Credit score, a three-digit number that is a measure of your creditworthiness, remains one of the most ignored aspects of financial health and can often have an adverse impact on your ability to borrow. Many individuals, even the more aware ones, feel the need to check their credit score only when they have to access a loan or a credit card, leaving their score unmonitored for long durations. It is advisable that you check your credit report thoroughly at least once every two or three months. This is how it will help:
Track and build your score
Like your personal health needs regular monitoring and good habits, your credit health too is dependent on responsible behaviour with credit. Checking your credit report regularly will help increase your awareness, deepen understanding and enable you to take the right actions to improve or maintain your score. At times, a lack of awareness leads to unnecessary steps like applying for multiple credit cards at the same time, which in turn has an adverse effect on your credit score and reduces your eligibility to borrow. Actively tracking your credit score, combined with the right measures, will help you monitor your progress and build your credit score to high levels over time.
Stay credit-ready for life goals, emergencies
Note that building your credit score takes time, usually several months. In case you find out your credit score is low when you need to borrow, making you intelligible for a loan, there will not be much you’d be able to do at that point in time. This can have a detrimental impact and lead to a crisis in case of a financial emergency. For life goals like buying a home, for which taking a home loan is a necessity for most of us, a poor credit score can derail your plans. But if you check your credit score at regular intervals and take measures to maintain strong credit health, accessing credit seamlessly when you need it or to achieve your life goals can be easy.
With several cases of identity theft being reported lately, it has become even more vital to monitor your report regularly. Fraudsters may use your personal data, like the Permanent Account Number (PAN), to attempt to access credit. If you have a habit of checking your credit report regularly, particularly your accounts section which lists all your active credit accounts, you can detect any fraud early and raise a dispute with a credit bureau.
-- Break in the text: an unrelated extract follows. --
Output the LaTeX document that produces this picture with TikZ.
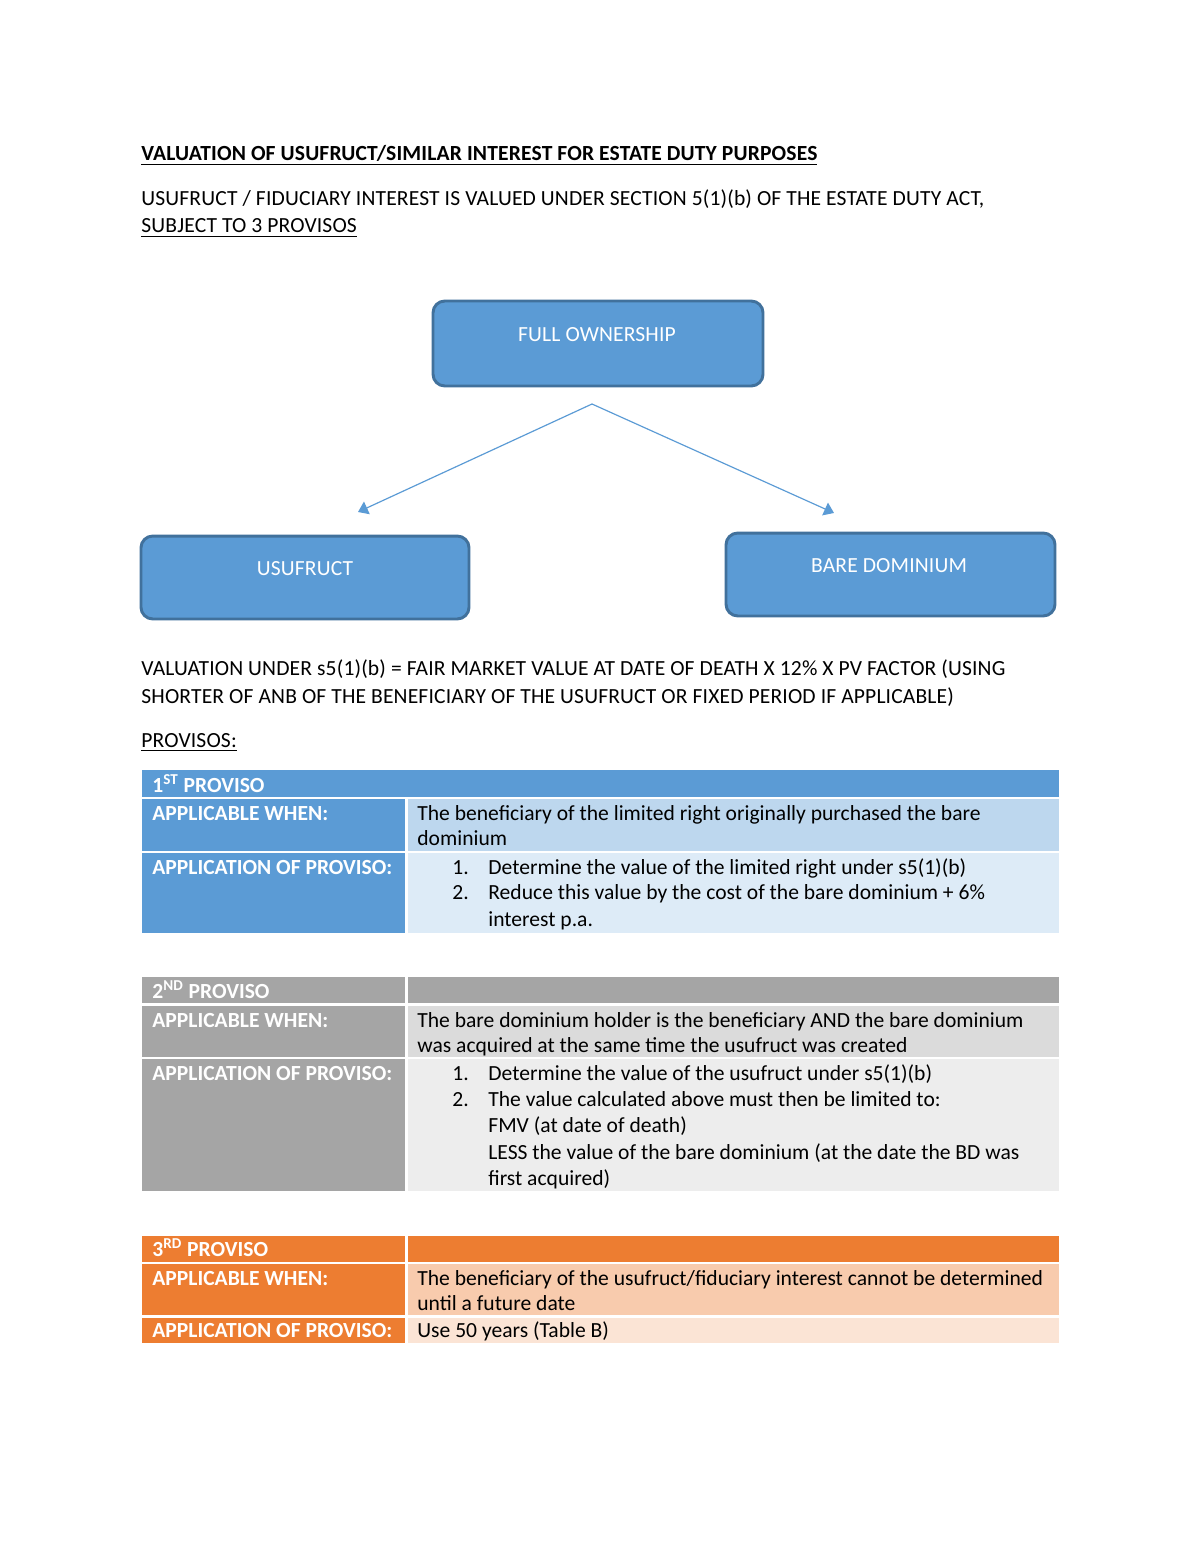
\documentclass[tikz,border=0pt]{standalone}
\usepackage{fontspec}
\setmainfont{Carlito}[LetterSpace=0.7]
\newfontfamily\tblfont{Carlito}
\usetikzlibrary{arrows.meta}
\definecolor{boxblue}{HTML}{5B9BD5}
\definecolor{boxedge}{HTML}{41719C}
\definecolor{blueA}{HTML}{BDD7EE}
\definecolor{blueB}{HTML}{DDEBF7}
\definecolor{grayH}{HTML}{A5A5A5}
\definecolor{grayA}{HTML}{DBDBDB}
\definecolor{grayB}{HTML}{EDEDED}
\definecolor{orH}{HTML}{ED7D31}
\definecolor{orA}{HTML}{F8CBAD}
\definecolor{orB}{HTML}{FBE4D5}
\tikzset{
  txt/.style={anchor=base west, inner sep=0pt, font=\fontsize{11}{13}\selectfont, text=black},
  cell/.style={txt, font=\tblfont\fontsize{11}{13}\selectfont},
  hdr/.style={txt, font=\tblfont\fontsize{11}{13}\selectfont\bfseries, text=white},
  flowbox/.style={draw=boxedge, fill=boxblue, line width=1.5pt, rounded corners=6pt},
  boxtxt/.style={inner sep=0pt, font=\fontsize{11}{13}\selectfont, text=white},
  arrowline/.style={draw=boxblue, line width=0.6pt, -{Triangle[width=7pt,length=5pt]}},
}
\begin{document}
\begin{tikzpicture}[x=0.51pt, y=-0.51pt]
\useasboundingbox (0,0) rectangle (1200,1553);
\fill[white] (0,0) rectangle (1200,1553);

% heading texts
\node[txt, font=\fontsize{11}{13}\selectfont\bfseries] (title) at (141,161) {\underline{VALUATION OF USUFRUCT/SIMILAR INTEREST FOR ESTATE DUTY PURPOSES}};
\node[txt] (intro1) at (141,206) {USUFRUCT / FIDUCIARY INTEREST IS VALUED UNDER SECTION 5(1)(b) OF THE ESTATE DUTY ACT,};
\node[txt] (intro2) at (141,233) {\underline{SUBJECT TO 3 PROVISOS}};

% flow boxes
\node[flowbox, minimum width=168.3pt, minimum height=43.35pt] (full) at (598,343.5) {};
\node[boxtxt] (fulltxt) at (597,335) {FULL OWNERSHIP};
\node[flowbox, minimum width=167.3pt, minimum height=42.3pt] (usu) at (305,577.5) {};
\node[boxtxt] (usutxt) at (305,569) {USUFRUCT};
\node[flowbox, minimum width=167.8pt, minimum height=42.3pt] (bare) at (890.5,574.5) {};
\node[boxtxt] (baretxt) at (889,566) {BARE DOMINIUM};

\coordinate (apex) at (592,404);
\coordinate (usuend) at (358,512);
\coordinate (bareend) at (834,513);
\draw[arrowline] (apex) -- (usuend);
\draw[arrowline] (apex) -- (bareend);

% valuation text
\node[txt] (val1) at (141,675) {VALUATION UNDER s5(1)(b) = FAIR MARKET VALUE AT DATE OF DEATH X 12\% X PV FACTOR (USING};
\node[txt] (val2) at (141,703) {SHORTER OF ANB OF THE BENEFICIARY OF THE USUFRUCT OR FIXED PERIOD IF APPLICABLE)};
\node[txt] (prov) at (141,747) {\underline{PROVISOS:}};

% ---------- table 1 ----------
\fill[boxblue] (142,770) rectangle (1059,797);
\fill[boxblue] (142,799) rectangle (405,851);
\fill[blueA] (408,799) rectangle (1059,851);
\fill[boxblue] (142,853) rectangle (405,933);
\fill[blueB] (408,853) rectangle (1059,933);
\node[hdr] (t1h) at (152,792) {1\textsuperscript{ST} PROVISO};
\node[hdr] (t1a) at (152,820) {APPLICABLE WHEN:};
\node[cell] (t1a1) at (417,820) {The beneficiary of the limited right originally purchased the bare};
\node[cell] (t1a2) at (417,845) {dominium};
\node[hdr] (t1b) at (152,874) {APPLICATION OF PROVISO:};
\node[cell] (t1n1) at (452,874) {1.};
\node[cell] (t1b1) at (488,874) {Determine the value of the limited right under s5(1)(b)};
\node[cell] (t1n2) at (452,899) {2.};
\node[cell] (t1b2) at (488,899) {Reduce this value by the cost of the bare dominium + 6\%};
\node[cell] (t1b3) at (488,926) {interest p.a.};

% ---------- table 2 ----------
\fill[grayH] (142,977) rectangle (405,1003);
\fill[grayH] (408,977) rectangle (1059,1003);
\fill[grayH] (142,1006) rectangle (405,1057);
\fill[grayA] (408,1006) rectangle (1059,1057);
\fill[grayH] (142,1059) rectangle (405,1191);
\fill[grayB] (408,1059) rectangle (1059,1191);
\node[hdr] (t2h) at (152,998) {2\textsuperscript{ND} PROVISO};
\node[hdr] (t2a) at (152,1027) {APPLICABLE WHEN:};
\node[cell] (t2a1) at (417,1027) {The bare dominium holder is the beneficiary AND the bare dominium};
\node[cell] (t2a2) at (417,1052) {was acquired at the same time the usufruct was created};
\node[hdr] (t2b) at (152,1080) {APPLICATION OF PROVISO:};
\node[cell] (t2n1) at (452,1080) {1.};
\node[cell] (t2b1) at (488,1080) {Determine the value of the usufruct under s5(1)(b)};
\node[cell] (t2n2) at (452,1106) {2.};
\node[cell] (t2b2) at (488,1106) {The value calculated above must then be limited to:};
\node[cell] (t2b3) at (488,1132) {FMV (at date of death)};
\node[cell] (t2b4) at (488,1159) {LESS the value of the bare dominium (at the date the BD was};
\node[cell] (t2b5) at (488,1185) {first acquired)};

% ---------- table 3 ----------
\fill[orH] (142,1236) rectangle (405,1262);
\fill[orH] (408,1236) rectangle (1059,1262);
\fill[orH] (142,1264) rectangle (405,1315);
\fill[orA] (408,1264) rectangle (1059,1315);
\fill[orH] (142,1318) rectangle (405,1343);
\fill[orB] (408,1318) rectangle (1059,1343);
\node[hdr] (t3h) at (152,1256) {3\textsuperscript{RD} PROVISO};
\node[hdr] (t3a) at (152,1285) {APPLICABLE WHEN:};
\node[cell] (t3a1) at (417,1285) {The beneficiary of the usufruct/fiduciary interest cannot be determined};
\node[cell] (t3a2) at (417,1310) {until a future date};
\node[hdr] (t3b) at (152,1337) {APPLICATION OF PROVISO:};
\node[cell] (t3b1) at (417,1337) {Use 50 years (Table B)};
\end{tikzpicture}
\end{document}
The process of raising a dispute may vary from one bureau to another, but a general procedure would be to log in to your account on the bureau’s website, go to the dispute resolution section and raise the dispute.
Credit reports are generated by credit bureaus based on the information provided by lender banks, non-banking financial companies (NBFCs) and credit card issuers. Sometimes, because of clerical errors, wrong information may enter your credit report, like someone else’s loan accounts reflected in yours. These errors can impact your credit score and also reduce your creditworthiness. The only way to spot such errors is to thoroughly check your credit report at regular intervals. You must ensure that all the information is accurate and, if not, you must get it corrected by raising a complaint with the bureau.
We may think just paying our credit card bills and equated monthly instalments (EMIs) on time may be enough to maintain a strong credit score. But how much of the credit available to us do we use regularly is also a factor that can impact your credit score. This is measured through Credit Utilisation Ratio or CUR. So, if you are maxing out your credit cards frequently, it may affect your credit score negatively as it reflects a lifestyle dependent on credit. Ideally, you should keep your CUR below 50%. By actively monitoring your credit score, you can check if a high CUR is impacting your score. To lower your CUR, you have the option to either use less credit or request your credit card issuer to increase the credit limit. Alternatively, you can also apply for a new credit card to increase the overall credit limit available to you.